Storage architecture - Object storage for model artifacts and training data, structured storage for evaluation results and metadata, and caching layers for repeated inference requests.

Data pipelines - Ingestion, transformation, and quality validation for the data that feeds AI systems. Batch and streaming patterns for different latency requirements.

Event-driven architectures - Asynchronous processing for inference workloads that do not require synchronous responses. Queue-based decoupling for resilience and cost management.

Why the Hard Part Is Not the Model

In 2015, researchers at Google published “Hidden Technical Debt in Machine Learning Systems” (Sculley et al.). The paper introduced a diagram that has since become foundational to ML engineering: a small box labeled “ML Code” surrounded by much larger boxes representing everything else - data collection, feature extraction, data verification, configuration, monitoring, serving infrastructure, and process management.

The paper’s finding was that ML code - the model itself - is a small fraction of the total code in a production ML system. The surrounding infrastructure dwarfs the model. This observation has become more true, not less, as the industry has shifted toward large foundation models accessed via APIs. The model code is now almost entirely abstracted away. The infrastructure complexity remains.

The hard part of building AI systems is not calling the model API. The hard part is operating the system that calls the model API: maintaining prompt quality across versions, detecting output degradation before users report it, managing costs as usage scales, keeping dependencies current, handling model provider incidents gracefully, and shipping changes to a production system that processes real requests.

Martin Kleppmann’s “Designing Data-Intensive Applications” (2017) characterizes production systems by three requirements: reliability (functioning correctly under adversity), scalability (handling growth in load), and maintainability (the ability for engineering teams to work on the system over time without increasing difficulty). AI systems are held to the same standard. Non-deterministic model behavior makes each of these harder, not easier.

What This Wiki Covers, and Why

This wiki covers all four layers because that is what building real AI solutions requires.

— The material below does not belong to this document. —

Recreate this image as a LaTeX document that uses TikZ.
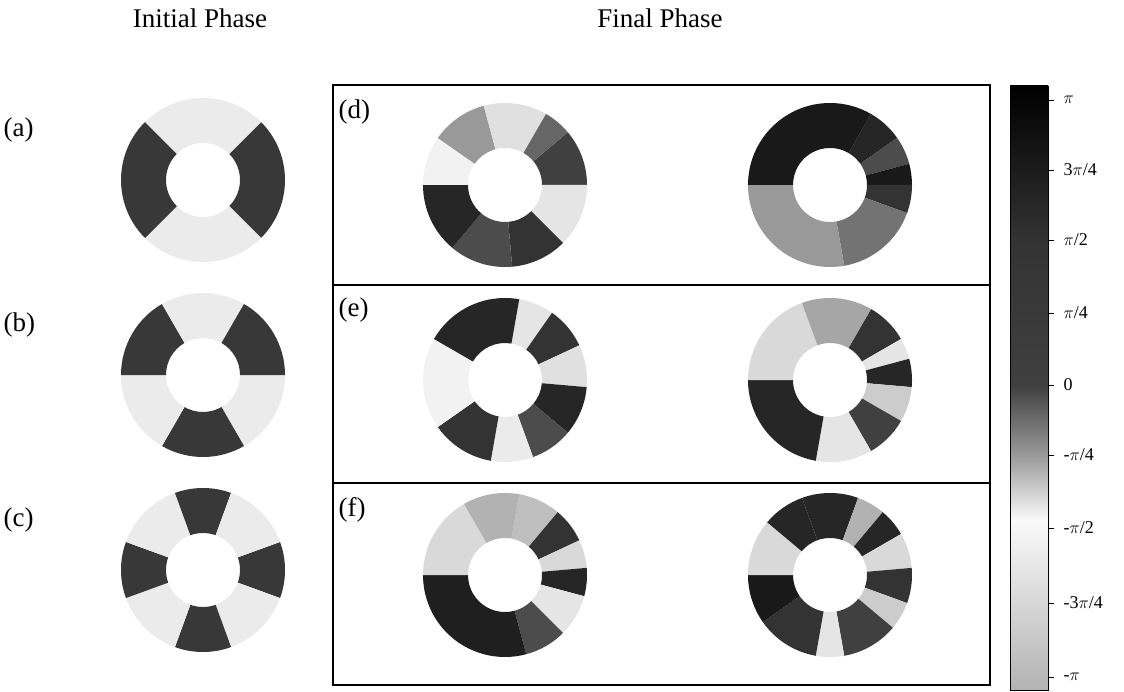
\documentclass[tikz,border=0pt]{standalone}
\usepackage{fontspec}
\setmainfont{Liberation Serif}
\usetikzlibrary{calc}

% one ring sector: centre x, centre y, start angle, end angle, colour
\newcommand\ringseg[5]{%
  \fill[#5] ([shift={(#1,#2)}]#3:82) arc[start angle=#3,end angle=#4,radius=82]
    -- ([shift={(#1,#2)}]#4:37) arc[start angle=#4,end angle=#3,radius=37] -- cycle;}

\tikzset{
  panel label/.style={font=\fontsize{27}{29}\selectfont,anchor=west},
  head label/.style={font=\fontsize{27}{29}\selectfont},
  tick label/.style={font=\fontsize{18}{20}\selectfont,anchor=west},
}
\colorlet{lite}{black!8}
\colorlet{dark}{black!78}

\begin{document}
\begin{tikzpicture}[x=1pt,y=-1pt]
  \useasboundingbox (0,0) rectangle (1124,692);

  \node[head label] (initial) at (200,18) {Initial Phase};
  \node[head label] (final) at (660,18) {Final Phase};

  % initial rings
  \foreach \a/\b/\c in {-45/45/dark,45/135/lite,135/225/dark,225/315/lite}
    {\ringseg{203}{180}{\a}{\b}{\c}}
  \foreach \a/\b/\c in {0/60/lite,60/120/dark,120/180/lite,180/240/dark,240/300/lite,300/360/dark}
    {\ringseg{203}{375}{\a}{\b}{\c}}
  \foreach \k in {0,...,3}
    {\ringseg{203}{570}{\k*90-20}{\k*90+20}{dark}
     \ringseg{203}{570}{\k*90+20}{\k*90+70}{lite}}

  % final rings (d)
  \foreach \a/\b/\c in {-40/0/black!75,0/45/black!10,45/85/black!80,85/130/black!70,
      130/180/black!85,180/215/black!5,215/255/black!40,255/300/black!12,300/320/black!60}
    {\ringseg{505}{185}{\a}{\b}{\c}}
  \foreach \a/\b/\c in {-60/-35/black!85,-35/-15/black!70,-15/0/black!90,0/20/black!80,
      20/80/black!55,80/180/black!40,180/300/black!90}
    {\ringseg{830}{185}{\a}{\b}{\c}}
  % final rings (e)
  \foreach \a/\b/\c in {-80/-55/black!10,-55/-25/black!80,-25/5/black!12,5/40/black!85,
      40/70/black!70,70/100/black!8,100/145/black!80,145/210/black!5,210/280/black!85}
    {\ringseg{505}{380}{\a}{\b}{\c}}
  \foreach \a/\b/\c in {-60/-30/black!80,-30/-15/black!10,-15/5/black!85,5/30/black!20,
      30/60/black!75,60/100/black!10,100/180/black!85,180/250/black!15,250/300/black!35}
    {\ringseg{830}{380}{\a}{\b}{\c}}
  % final rings (f)
  \foreach \a/\b/\c in {-80/-50/black!25,-50/-25/black!80,-25/-5/black!15,-5/15/black!85,
      15/45/black!10,45/75/black!70,75/180/black!88,180/240/black!15,240/280/black!30}
    {\ringseg{505}{575}{\a}{\b}{\c}}
  \foreach \a/\b/\c in {-110/-70/black!85,-70/-50/black!30,-50/-30/black!85,-30/-5/black!15,
      -5/20/black!80,20/40/black!20,40/80/black!75,80/100/black!10,100/145/black!80,
      145/180/black!90,180/220/black!15,220/250/black!85}
    {\ringseg{830}{575}{\a}{\b}{\c}}

  % boxes
  \draw[line width=1.2pt] (333,85) rectangle (990,685);
  \draw[line width=1.2pt] (333,285) -- (990,285);
  \draw[line width=1.2pt] (333,483) -- (990,483);

  \node[panel label] (a) at (0,130) {(a)};
  \node[panel label] (b) at (0,325) {(b)};
  \node[panel label] (c) at (0,520) {(c)};
  \node[panel label] (d) at (335,112) {(d)};
  \node[panel label] (e) at (335,310) {(e)};
  \node[panel label] (f) at (335,510) {(f)};

  % colour bar
  \shade[top color=black,bottom color=black!80] (1010,86) rectangle (1048,240);
  \shade[top color=black!80,bottom color=black!75] (1010,240) rectangle (1048,385);
  \shade[top color=black!75,bottom color=black!40] (1010,385) rectangle (1048,455);
  \shade[top color=black!40,bottom color=black!2] (1010,455) rectangle (1048,520);
  \shade[top color=black!2,bottom color=black!30] (1010,520) rectangle (1048,690);
  \draw (1010,86) rectangle (1048,690);
  \foreach \y/\t in {100/{$\pi$},170/{3$\pi$/4},240/{$\pi$/2},313/{$\pi$/4},385/{0},
      455/{-$\pi$/4},528/{-$\pi$/2},603/{-3$\pi$/4},677/{-$\pi$}}
    {\draw (1048,\y) -- (1054,\y);
     \node[tick label] at (1060,\y) {\t};}
\end{tikzpicture}
\end{document}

When you see an article about version control workflows or .gitignore configuration, it is not generic developer content placed here by accident. It is part of the AI delivery lifecycle. Reproducibility starts with disciplined version control. Teams that skip this step rediscover it when they cannot reproduce a result, cannot trace which prompt version caused a regression, or cannot deploy a rollback.

When you see articles about API design, caching strategies, or infrastructure patterns, those are the patterns you need when your AI system leaves the notebook. The article on RAG systems links to the articles on vector storage, embedding selection, and CI/CD because those topics are not separable in practice.

The content is organized to reflect the reality that AI engineering is a full-stack discipline, not a specialization limited to model selection and prompt writing.

The Gap This Wiki Fills

Most AI content is written from one of three positions: by data scientists without production engineering backgrounds, by marketers producing discovery content, or by researchers focused on model capability. Each produces useful content for its purpose. None produces the content a team needs to take an AI system to production and operate it reliably.

The result is a consistent pattern: a team builds an agent in ten minutes following a tutorial, and then spends three months discovering everything the tutorial omitted. Repository structure. Reproducible deployment. Configuration management across environments. Secrets handling. Prompt versioning. Regression testing. Cost attribution. Incident response.

These are not advanced topics that can be deferred until scale demands them. They are the foundations on which reliable systems are built. Robert Martin’s “Clean Architecture” (2017) argues that the goal of software architecture is to minimize the human resources required to build and maintain a system over time. That goal applies directly to AI systems, which tend toward complexity and operational surprise when their engineering foundations are weak.

How to Use This Wiki

The recommended path through this wiki follows the natural dependency order:

Start with your AI capability need. If you are building an agent, start with the agent guides. If you are building a RAG system, start there. These articles cover the AI-specific concerns first.

Follow the links to engineering patterns. Each capability article links to the patterns required to operationalize it. RAG links to vector store management, prompt versioning, and evaluation. Agents link to orchestration, tool design, and observability.

Then follow the links to foundations. The engineering pattern articles link to the software engineering foundations they depend on. Prompt versioning links to version control workflows. Deployment links to CI/CD configuration.

The wiki is structured so each article connects upward to the business problem it solves and downward to the implementation detail it depends on. A team starting with a specific problem can follow links to discover the full set of concerns that problem entails. A team building a systematic capability can read layer by layer.

The premise throughout is that the gap between prototype and production is an engineering problem, and engineering problems have solutions. This wiki is a map of those solutions, organized for the teams that need to apply them.


References

  • Sculley, D. et al. “Hidden Technical Debt in Machine Learning Systems.” Advances in Neural Information Processing Systems 28 (2015).
  • Kleppmann, M. Designing Data-Intensive Applications. O’Reilly Media, 2017.
  • Martin, R. Clean Architecture: A Craftsman’s Guide to Software Structure and Design. Prentice Hall, 2017.